# [Source records]

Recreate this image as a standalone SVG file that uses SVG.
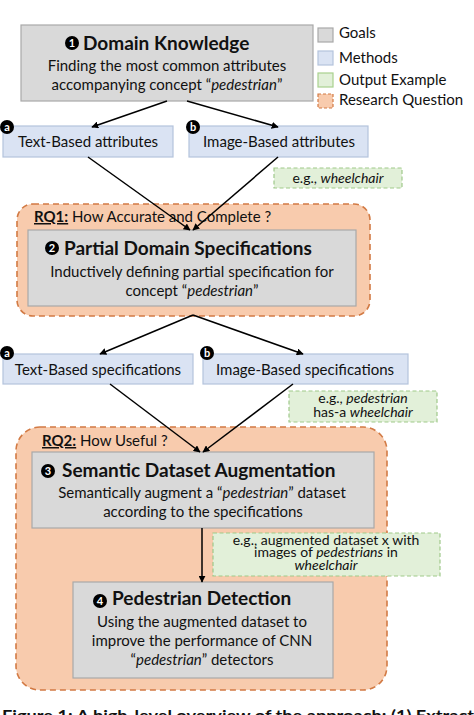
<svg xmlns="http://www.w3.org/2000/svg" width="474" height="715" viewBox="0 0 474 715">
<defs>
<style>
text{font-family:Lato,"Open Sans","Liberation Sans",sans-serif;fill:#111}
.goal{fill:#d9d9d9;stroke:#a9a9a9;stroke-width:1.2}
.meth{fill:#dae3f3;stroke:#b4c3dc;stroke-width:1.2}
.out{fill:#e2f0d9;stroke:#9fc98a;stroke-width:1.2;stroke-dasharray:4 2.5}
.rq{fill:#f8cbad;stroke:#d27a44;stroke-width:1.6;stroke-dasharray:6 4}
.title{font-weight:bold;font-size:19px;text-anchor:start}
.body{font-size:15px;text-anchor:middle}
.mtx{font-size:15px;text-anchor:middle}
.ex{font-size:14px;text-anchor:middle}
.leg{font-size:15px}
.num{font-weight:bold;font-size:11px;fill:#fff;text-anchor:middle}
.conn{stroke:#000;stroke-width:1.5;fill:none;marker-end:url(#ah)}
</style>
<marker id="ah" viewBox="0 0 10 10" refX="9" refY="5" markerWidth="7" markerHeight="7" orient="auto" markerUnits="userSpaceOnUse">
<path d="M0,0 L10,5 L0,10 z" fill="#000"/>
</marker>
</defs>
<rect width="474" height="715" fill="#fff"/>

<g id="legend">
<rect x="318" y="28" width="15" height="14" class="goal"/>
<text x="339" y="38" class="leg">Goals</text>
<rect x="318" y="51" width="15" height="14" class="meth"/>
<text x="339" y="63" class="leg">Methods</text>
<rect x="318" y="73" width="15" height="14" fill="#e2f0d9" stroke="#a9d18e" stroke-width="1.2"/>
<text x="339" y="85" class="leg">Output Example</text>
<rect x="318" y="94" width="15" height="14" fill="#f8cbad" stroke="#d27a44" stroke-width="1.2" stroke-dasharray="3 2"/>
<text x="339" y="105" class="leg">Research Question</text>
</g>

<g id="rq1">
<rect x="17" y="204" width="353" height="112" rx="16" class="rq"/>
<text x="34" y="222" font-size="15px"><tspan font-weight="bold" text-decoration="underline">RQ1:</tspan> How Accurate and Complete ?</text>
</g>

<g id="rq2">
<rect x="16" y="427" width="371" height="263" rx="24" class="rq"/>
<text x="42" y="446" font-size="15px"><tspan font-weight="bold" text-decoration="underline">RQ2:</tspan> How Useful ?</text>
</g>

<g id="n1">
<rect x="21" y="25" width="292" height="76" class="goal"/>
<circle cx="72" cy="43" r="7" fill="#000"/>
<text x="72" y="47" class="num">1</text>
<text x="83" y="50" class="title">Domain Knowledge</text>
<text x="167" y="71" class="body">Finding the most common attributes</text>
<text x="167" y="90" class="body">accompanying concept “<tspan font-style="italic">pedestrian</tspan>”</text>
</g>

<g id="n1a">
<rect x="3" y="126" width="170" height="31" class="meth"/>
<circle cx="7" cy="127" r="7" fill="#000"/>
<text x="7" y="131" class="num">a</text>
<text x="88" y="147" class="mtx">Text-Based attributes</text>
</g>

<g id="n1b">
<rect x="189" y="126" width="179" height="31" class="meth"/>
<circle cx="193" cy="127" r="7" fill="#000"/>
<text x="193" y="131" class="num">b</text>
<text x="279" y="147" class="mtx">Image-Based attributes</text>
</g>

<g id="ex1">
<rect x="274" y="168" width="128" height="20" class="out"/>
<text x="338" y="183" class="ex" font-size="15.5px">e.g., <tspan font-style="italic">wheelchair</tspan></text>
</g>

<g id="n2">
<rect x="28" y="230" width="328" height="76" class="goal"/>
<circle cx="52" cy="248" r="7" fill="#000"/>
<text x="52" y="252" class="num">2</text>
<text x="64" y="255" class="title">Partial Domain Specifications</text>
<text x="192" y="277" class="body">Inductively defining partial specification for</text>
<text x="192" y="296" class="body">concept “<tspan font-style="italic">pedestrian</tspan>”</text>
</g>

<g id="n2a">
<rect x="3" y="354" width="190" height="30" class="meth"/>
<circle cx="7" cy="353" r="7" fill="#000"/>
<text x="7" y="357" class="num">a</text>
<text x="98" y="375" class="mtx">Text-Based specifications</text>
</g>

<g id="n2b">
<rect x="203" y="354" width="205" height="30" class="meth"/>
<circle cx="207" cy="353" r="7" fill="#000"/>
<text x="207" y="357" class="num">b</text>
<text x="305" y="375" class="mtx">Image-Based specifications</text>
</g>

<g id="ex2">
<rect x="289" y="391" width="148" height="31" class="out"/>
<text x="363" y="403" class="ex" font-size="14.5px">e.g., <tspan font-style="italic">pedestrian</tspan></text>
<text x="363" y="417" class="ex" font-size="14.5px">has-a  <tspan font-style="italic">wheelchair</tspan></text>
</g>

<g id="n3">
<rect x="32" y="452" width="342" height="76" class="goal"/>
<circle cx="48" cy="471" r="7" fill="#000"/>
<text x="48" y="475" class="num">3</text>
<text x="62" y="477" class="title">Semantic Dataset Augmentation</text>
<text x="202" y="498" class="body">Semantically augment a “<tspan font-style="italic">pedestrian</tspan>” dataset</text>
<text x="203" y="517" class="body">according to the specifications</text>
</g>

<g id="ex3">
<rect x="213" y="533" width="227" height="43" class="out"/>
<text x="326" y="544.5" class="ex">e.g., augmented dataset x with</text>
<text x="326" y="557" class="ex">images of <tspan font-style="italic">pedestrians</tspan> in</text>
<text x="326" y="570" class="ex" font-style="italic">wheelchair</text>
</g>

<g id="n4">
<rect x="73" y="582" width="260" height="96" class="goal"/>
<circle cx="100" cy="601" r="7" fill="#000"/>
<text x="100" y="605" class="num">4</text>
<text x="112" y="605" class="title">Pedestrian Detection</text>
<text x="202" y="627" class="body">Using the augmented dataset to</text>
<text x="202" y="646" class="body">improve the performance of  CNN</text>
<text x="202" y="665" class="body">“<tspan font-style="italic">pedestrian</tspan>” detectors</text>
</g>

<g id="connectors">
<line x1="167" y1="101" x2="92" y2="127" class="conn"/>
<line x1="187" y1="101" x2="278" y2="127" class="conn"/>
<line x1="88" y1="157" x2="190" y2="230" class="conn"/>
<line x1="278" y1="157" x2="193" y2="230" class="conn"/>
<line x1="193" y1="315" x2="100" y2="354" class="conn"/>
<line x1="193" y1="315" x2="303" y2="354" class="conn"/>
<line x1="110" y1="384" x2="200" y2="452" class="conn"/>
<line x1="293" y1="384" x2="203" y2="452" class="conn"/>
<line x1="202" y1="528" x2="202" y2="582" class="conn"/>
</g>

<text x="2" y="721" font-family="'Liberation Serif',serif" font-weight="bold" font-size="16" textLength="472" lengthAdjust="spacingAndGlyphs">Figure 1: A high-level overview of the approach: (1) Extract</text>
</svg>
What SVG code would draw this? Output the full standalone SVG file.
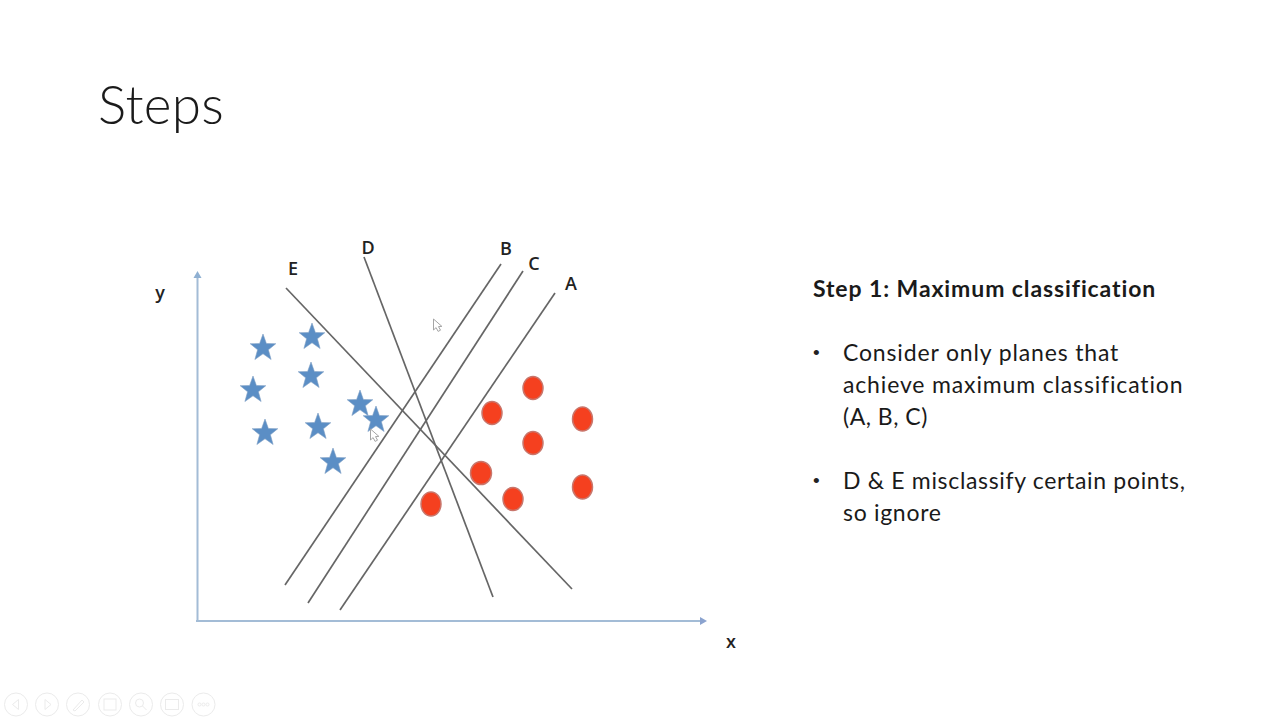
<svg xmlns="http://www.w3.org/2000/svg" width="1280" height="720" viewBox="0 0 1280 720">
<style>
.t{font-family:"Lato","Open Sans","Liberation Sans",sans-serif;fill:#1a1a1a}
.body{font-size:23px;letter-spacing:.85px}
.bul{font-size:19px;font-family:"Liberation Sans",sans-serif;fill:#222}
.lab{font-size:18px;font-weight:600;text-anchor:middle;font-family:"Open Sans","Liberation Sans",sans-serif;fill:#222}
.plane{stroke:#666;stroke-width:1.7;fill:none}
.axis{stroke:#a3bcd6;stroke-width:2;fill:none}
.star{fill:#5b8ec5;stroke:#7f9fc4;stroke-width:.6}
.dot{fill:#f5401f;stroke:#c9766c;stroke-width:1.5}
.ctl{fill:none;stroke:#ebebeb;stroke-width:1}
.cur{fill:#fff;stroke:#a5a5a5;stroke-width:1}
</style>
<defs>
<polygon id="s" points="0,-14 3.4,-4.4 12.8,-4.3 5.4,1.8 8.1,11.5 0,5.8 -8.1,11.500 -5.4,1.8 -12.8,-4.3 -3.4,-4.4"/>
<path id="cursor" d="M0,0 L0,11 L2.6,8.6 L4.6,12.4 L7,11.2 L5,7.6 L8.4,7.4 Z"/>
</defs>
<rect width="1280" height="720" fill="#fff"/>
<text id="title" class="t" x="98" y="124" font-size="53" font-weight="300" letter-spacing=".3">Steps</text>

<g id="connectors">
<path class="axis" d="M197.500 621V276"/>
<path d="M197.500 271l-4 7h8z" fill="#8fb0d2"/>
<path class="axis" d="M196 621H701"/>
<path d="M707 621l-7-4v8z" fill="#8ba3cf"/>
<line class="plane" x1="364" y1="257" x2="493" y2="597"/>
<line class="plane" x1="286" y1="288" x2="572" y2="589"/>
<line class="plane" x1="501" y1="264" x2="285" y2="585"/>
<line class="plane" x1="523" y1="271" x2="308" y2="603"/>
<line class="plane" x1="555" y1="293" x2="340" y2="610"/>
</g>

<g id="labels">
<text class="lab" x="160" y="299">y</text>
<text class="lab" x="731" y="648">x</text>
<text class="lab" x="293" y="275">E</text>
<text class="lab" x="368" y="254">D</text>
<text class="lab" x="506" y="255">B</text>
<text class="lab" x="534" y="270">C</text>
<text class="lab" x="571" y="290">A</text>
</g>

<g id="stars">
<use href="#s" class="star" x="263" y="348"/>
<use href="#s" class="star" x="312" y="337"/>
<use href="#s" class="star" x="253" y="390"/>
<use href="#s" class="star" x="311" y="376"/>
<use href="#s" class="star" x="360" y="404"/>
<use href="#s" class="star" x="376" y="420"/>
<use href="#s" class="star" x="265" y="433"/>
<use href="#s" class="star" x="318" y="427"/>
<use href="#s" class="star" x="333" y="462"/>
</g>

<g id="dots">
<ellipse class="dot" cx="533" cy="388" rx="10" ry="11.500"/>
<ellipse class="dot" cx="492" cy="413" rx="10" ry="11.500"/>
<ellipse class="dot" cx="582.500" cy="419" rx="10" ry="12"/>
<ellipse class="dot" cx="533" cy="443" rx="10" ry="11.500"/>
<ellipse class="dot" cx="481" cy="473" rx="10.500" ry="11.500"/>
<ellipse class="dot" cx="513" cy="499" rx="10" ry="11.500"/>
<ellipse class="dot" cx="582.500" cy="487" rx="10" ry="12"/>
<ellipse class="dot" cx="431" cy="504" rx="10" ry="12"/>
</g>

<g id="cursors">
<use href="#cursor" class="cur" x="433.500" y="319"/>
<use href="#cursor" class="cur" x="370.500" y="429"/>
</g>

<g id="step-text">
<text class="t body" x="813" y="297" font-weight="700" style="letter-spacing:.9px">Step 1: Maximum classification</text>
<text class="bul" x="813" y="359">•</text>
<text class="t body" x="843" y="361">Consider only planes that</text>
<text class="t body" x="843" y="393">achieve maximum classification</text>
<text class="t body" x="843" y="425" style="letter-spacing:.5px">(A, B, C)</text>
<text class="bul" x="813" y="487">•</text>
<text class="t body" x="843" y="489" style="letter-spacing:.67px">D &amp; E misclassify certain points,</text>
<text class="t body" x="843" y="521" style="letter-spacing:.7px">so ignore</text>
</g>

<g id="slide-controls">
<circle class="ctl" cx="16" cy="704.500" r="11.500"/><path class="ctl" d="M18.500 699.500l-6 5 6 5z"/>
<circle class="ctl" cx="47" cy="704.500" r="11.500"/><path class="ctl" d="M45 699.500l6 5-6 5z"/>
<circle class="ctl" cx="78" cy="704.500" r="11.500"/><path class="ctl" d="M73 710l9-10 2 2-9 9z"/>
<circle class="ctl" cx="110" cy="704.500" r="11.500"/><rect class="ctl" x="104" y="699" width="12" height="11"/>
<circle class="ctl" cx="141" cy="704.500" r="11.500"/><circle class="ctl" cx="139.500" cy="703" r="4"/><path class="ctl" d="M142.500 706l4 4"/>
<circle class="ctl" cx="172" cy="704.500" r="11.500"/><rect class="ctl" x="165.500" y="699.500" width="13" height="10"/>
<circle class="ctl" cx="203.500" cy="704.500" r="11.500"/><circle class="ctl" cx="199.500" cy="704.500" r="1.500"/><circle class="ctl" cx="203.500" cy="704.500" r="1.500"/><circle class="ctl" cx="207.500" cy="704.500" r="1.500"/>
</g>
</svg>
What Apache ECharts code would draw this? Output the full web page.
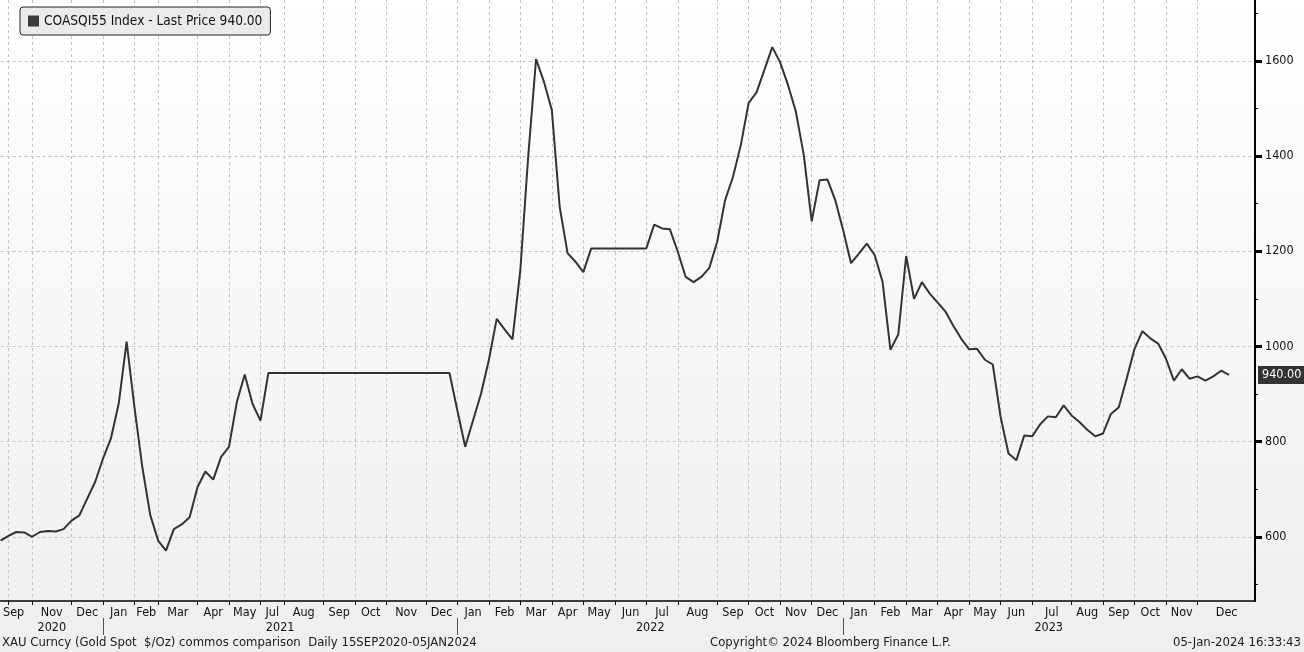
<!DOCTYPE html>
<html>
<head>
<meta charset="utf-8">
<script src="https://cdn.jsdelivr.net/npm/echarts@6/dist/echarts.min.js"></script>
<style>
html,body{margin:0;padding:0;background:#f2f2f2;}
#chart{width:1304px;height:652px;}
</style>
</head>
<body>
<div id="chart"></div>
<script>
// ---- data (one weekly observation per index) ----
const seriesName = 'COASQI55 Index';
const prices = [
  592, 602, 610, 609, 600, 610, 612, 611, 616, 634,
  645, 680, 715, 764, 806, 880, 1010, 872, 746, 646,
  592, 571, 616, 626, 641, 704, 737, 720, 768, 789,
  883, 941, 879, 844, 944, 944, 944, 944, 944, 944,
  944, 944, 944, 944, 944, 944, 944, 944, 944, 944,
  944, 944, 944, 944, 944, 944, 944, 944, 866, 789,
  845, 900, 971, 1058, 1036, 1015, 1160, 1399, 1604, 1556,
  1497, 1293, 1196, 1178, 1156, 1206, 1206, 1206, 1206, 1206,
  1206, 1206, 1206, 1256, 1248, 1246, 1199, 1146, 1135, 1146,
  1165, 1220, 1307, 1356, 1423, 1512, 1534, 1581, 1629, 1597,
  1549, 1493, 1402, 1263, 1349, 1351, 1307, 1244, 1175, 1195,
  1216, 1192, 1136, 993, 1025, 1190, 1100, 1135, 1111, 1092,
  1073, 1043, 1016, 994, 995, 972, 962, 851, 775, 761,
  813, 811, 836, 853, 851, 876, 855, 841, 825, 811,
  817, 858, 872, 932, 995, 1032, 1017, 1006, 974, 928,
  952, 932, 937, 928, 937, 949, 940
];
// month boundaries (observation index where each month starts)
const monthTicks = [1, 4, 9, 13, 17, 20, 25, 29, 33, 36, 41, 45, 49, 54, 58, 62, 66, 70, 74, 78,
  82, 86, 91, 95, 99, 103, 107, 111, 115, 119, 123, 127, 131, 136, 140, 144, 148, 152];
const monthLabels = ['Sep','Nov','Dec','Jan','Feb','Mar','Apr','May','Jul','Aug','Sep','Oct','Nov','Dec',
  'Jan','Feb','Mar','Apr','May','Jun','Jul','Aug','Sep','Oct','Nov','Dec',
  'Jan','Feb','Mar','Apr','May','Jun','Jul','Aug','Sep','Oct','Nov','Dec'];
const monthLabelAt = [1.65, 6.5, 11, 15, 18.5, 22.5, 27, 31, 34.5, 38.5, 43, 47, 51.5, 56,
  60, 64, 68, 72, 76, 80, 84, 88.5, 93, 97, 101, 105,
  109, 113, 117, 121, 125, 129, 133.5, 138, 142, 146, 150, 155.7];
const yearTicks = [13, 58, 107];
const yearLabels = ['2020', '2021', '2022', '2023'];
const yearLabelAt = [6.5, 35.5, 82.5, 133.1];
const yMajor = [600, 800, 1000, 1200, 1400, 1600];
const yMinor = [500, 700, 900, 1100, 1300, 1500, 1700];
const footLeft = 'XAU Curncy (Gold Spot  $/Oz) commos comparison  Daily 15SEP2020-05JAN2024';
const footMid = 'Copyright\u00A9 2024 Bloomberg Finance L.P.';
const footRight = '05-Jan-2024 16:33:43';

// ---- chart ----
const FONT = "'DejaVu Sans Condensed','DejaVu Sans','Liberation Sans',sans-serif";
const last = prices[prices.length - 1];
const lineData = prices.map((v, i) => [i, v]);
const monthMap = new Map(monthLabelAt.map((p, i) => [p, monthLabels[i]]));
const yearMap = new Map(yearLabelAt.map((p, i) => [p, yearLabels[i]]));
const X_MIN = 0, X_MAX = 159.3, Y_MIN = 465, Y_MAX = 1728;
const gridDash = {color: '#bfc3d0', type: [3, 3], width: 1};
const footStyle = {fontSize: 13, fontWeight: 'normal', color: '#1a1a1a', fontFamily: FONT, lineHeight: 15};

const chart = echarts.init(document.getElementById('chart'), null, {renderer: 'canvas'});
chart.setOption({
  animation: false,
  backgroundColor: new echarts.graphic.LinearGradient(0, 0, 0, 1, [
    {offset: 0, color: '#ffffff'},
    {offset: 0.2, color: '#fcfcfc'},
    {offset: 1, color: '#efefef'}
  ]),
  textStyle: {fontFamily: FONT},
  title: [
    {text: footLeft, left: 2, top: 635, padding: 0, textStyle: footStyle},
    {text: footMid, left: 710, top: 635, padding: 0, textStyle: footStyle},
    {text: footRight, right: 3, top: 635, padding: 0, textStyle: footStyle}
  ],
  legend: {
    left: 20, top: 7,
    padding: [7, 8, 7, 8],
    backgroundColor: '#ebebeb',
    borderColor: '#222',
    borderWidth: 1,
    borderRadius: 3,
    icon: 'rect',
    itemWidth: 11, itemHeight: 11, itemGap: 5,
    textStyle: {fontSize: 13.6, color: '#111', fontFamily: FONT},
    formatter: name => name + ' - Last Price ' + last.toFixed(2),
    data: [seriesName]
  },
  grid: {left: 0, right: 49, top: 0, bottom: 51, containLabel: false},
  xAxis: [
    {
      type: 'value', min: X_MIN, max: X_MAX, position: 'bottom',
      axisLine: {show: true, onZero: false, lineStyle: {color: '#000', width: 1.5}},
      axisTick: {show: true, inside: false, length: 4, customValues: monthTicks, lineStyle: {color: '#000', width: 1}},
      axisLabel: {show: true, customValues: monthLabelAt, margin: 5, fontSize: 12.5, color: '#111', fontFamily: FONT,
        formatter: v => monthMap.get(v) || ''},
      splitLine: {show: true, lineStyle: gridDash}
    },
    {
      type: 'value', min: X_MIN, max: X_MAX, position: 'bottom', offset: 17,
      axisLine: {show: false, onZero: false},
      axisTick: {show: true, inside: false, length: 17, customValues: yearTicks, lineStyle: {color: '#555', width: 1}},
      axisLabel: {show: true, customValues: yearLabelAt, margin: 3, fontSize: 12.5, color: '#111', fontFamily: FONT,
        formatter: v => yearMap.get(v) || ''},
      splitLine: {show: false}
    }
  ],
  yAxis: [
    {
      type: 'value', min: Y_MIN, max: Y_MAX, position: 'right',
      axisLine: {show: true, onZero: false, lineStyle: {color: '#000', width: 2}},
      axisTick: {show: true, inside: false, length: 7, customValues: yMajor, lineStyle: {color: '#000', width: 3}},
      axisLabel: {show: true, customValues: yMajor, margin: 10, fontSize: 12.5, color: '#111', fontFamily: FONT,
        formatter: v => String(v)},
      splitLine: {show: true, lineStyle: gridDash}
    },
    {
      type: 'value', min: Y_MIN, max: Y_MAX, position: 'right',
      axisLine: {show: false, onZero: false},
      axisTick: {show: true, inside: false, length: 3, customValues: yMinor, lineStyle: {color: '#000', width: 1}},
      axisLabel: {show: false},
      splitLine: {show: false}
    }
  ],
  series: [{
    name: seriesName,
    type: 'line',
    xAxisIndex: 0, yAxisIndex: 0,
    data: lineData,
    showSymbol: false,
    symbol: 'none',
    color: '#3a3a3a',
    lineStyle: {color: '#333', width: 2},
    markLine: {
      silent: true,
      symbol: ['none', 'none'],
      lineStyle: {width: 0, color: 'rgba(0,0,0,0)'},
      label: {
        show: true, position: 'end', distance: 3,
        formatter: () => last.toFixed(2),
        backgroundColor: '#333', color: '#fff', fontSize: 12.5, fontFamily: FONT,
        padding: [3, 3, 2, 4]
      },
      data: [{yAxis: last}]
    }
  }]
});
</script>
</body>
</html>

# [What you should do]
Pick out every line with the string "draw" and copy it.

# [Problem solution]
What SVG code would draw this? Output the full standalone SVG file.
What Apache ECharts code would draw this? Output the full web page.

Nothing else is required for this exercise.